MR. BORAH: The Senator from Mississippi would not want me to take the advice of ex-President Taft as how to become President, would he?

MR. WILLIAMS: Well, the advice of the ex-President as to how to become President would be very bad advice; but the advice or the example of the Senator from Idaho as to how to be the next President would be infinitely worse advice.

"My Republican friends are, I believe, making a grave tactical mistake when so many of them array themselves against President Wilson's leadership in their treatment of the League of Nations. I am not for President Wilson politically, and have twice voted against him. I regret exceedingly that President Wilson did not invite two of our biggest Republicans to go with him to Paris-men like Mr. Root and Mr. Taft, or Mr. Root and Mr. Hughes, or Mr. Root and Mr. Knox-for in that case the country would have felt a double assurance of confidence in the treaty, whatever its nature may have been. But the treaty has been made with the League of Nations an indestructible part of it, and there are two reasons why the whole world should acclaim it and support it.

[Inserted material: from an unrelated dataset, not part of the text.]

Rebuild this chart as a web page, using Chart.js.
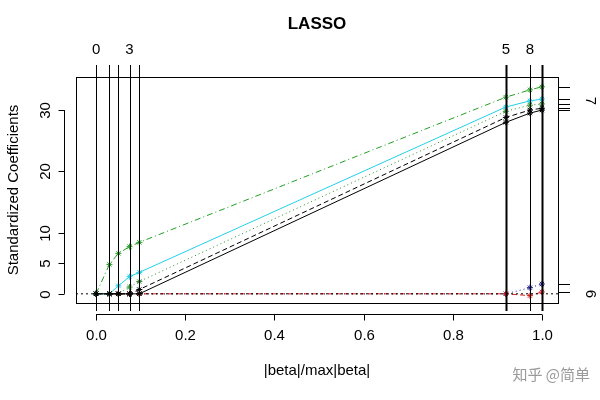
<!DOCTYPE html>
<html>
<head>
<script src="https://cdn.jsdelivr.net/npm/chart.js@4/dist/chart.umd.min.js"></script>
<style>body{margin:0;background:#fff}#wrap{width:600px;height:400px}</style>
</head>
<body>
<div id="wrap"><canvas id="c"></canvas></div>
<script>
// LARS steps along |beta|/max|beta|
const steps = [0, 0.03, 0.05, 0.075, 0.097, 0.919, 0.973, 1.0];
const stepLabels = ['0', '', '', '3', '', '5', '8', ''];
const thickSteps = [0.919, 1.0];
const xTicks = [0, 0.2, 0.4, 0.6, 0.8, 1.0];
const yTicks = [0, 5, 10, 20, 30];

const coefGreenDash = [0, 4.8, 6.6, 7.7, 8.4, 32.1, 33.3, 33.8];
const coefCyan = [0, 0, 1.3, 2.8, 3.5, 30.5, 31.5, 31.8];
const coefGreenDot = [0, 0, 0, 1.1, 2.0, 29.8, 30.8, 31.0];
const coefBlackDash = [0, 0, 0, 0, 0.7, 28.8, 30.0, 30.3];
const coefBlack = [0, 0, 0, 0, 0, 28.0, 29.5, 30.0];
const coefBlue = [0, 0, 0, 0, 0, 0, 1.0, 1.6];
const coefRed = [0, 0, 0, 0, 0, 0, -0.3, 0.3];
const rightLabels = [{ v: 31.5, t: '7' }, { v: 0, t: '6' }];

function pts(arr) { return arr.map((y, i) => ({ x: steps[i], y })); }
function series(arr, color, dash) {
    return {
        data: pts(arr), borderColor: color, backgroundColor: color, borderWidth: 1,
        borderDash: dash, pointStyle: 'star', pointRadius: 3, pointBorderWidth: 1, tension: 0
    };
}

const FONT = '"Liberation Sans", Arial, sans-serif';

const lassoDecor = {
    id: 'lassoDecor',
    afterDatasetsDraw(chart) {
        const { ctx, chartArea: a, scales: { x, y } } = chart;
        ctx.save();
        ctx.strokeStyle = '#000';
        ctx.fillStyle = '#000';
        // dotted zero line
        ctx.lineWidth = 1;
        ctx.setLineDash([2, 3]);
        ctx.beginPath(); ctx.moveTo(a.left, y.getPixelForValue(0)); ctx.lineTo(a.right, y.getPixelForValue(0)); ctx.stroke();
        ctx.setLineDash([]);
        // step lines
        steps.forEach((s, i) => {
            const px = Math.round(x.getPixelForValue(s)) + 0.5;
            ctx.lineWidth = thickSteps.includes(s) ? 2 : 1;
            ctx.beginPath(); ctx.moveTo(px, 65); ctx.lineTo(px, a.bottom + 8); ctx.stroke();
        });
        ctx.lineWidth = 1;
        ctx.font = '15px ' + FONT;
        ctx.textAlign = 'center';
        ctx.textBaseline = 'middle';
        steps.forEach((s, i) => { if (stepLabels[i]) ctx.fillText(stepLabels[i], x.getPixelForValue(s), 50); });
        // box
        ctx.strokeRect(a.left + 0.5, a.top + 0.5, a.right - a.left, a.bottom - a.top);
        // x axis
        const ay = a.bottom + 11.5;
        ctx.beginPath(); ctx.moveTo(x.getPixelForValue(0), ay); ctx.lineTo(x.getPixelForValue(1), ay); ctx.stroke();
        xTicks.forEach(t => {
            const px = Math.round(x.getPixelForValue(t)) + 0.5;
            ctx.beginPath(); ctx.moveTo(px, ay); ctx.lineTo(px, ay + 6); ctx.stroke();
            ctx.fillText(t.toFixed(1), px, ay + 21);
        });
        // y axis
        const ax = a.left - 11.5;
        ctx.beginPath(); ctx.moveTo(ax, y.getPixelForValue(0)); ctx.lineTo(ax, y.getPixelForValue(30)); ctx.stroke();
        yTicks.forEach(t => {
            const py = Math.round(y.getPixelForValue(t)) + 0.5;
            ctx.beginPath(); ctx.moveTo(ax, py); ctx.lineTo(ax - 6, py); ctx.stroke();
            ctx.save(); ctx.translate(ax - 19, py); ctx.rotate(-Math.PI / 2); ctx.fillText(String(t), 0, 0); ctx.restore();
        });
        // right-side final coefficient ticks
        chart.data.datasets.forEach(d => {
            const py = Math.round(y.getPixelForValue(d.data[d.data.length - 1].y)) + 0.5;
            ctx.beginPath(); ctx.moveTo(a.right, py); ctx.lineTo(a.right + 12, py); ctx.stroke();
        });
        rightLabels.forEach(r => {
            ctx.save(); ctx.translate(a.right + 32, y.getPixelForValue(r.v)); ctx.rotate(Math.PI / 2); ctx.fillText(r.t, 0, 0); ctx.restore();
        });
        // titles
        ctx.font = 'bold 17px ' + FONT;
        ctx.fillText('LASSO', (a.left + a.right) / 2, 24);
        ctx.font = '15px ' + FONT;
        ctx.fillText('|beta|/max|beta|', (a.left + a.right) / 2, 371);
        ctx.save(); ctx.translate(14, (a.top + a.bottom) / 2); ctx.rotate(-Math.PI / 2);
        ctx.fillText('Standardized Coefficients', 0, 0); ctx.restore();
        // watermark
        ctx.fillStyle = '#9a9a9a';
        ctx.font = '15px "Noto Sans CJK SC", sans-serif';
        ctx.textAlign = 'right';
        ctx.fillText('知乎 @简单', 590, 374);
        ctx.restore();
    }
};

new Chart(document.getElementById('c'), {
    type: 'line',
    data: {
        datasets: [
            series(coefBlack, '#000000', []),
            series(coefBlackDash, '#000000', [5, 3]),
            series(coefGreenDot, '#2a8a2a', [1, 3]),
            series(coefCyan, '#22d0e8', []),
            series(coefGreenDash, '#22a022', [6, 3, 1, 3]),
            series(coefRed, '#e02020', [5, 3]),
            series(coefBlue, '#1a1a90', [1, 3])
        ]
    },
    plugins: [lassoDecor],
    options: {
        responsive: true,
        maintainAspectRatio: false,
        animation: false,
        layout: { padding: { left: 76, right: 42, top: 77, bottom: 97 } },
        plugins: { legend: { display: false }, tooltip: { enabled: false } },
        scales: {
            x: { type: 'linear', min: -0.045, max: 1.036, display: false },
            y: { min: -1.5, max: 35.4, display: false }
        }
    }
});
</script>
</body>
</html>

"In the first place, the purpose of the

League of Nations is benevolent, and not evil. It is meant to do good to every people and not to oppress any. If the time should come when it should be construed with a hostile or unfriendly motive it would dissolve by its own terms, and we in America would always have a potent voice in every interpretation of its meaning, with the unquestioned right of rejecting a disadvantageous construction of its terms. In the second place, its sole aim is to avoid war, and we know now that another war, with the art of race murder developing with such frightful progress, will destroy the world and all it contains. If a partisan opportunity is needful it surely cannot and should not be found in this League of Nations, but it exists abundantly in other causes."-Samuel Harden Church, President of the Carnegie Institute, Pittsburgh.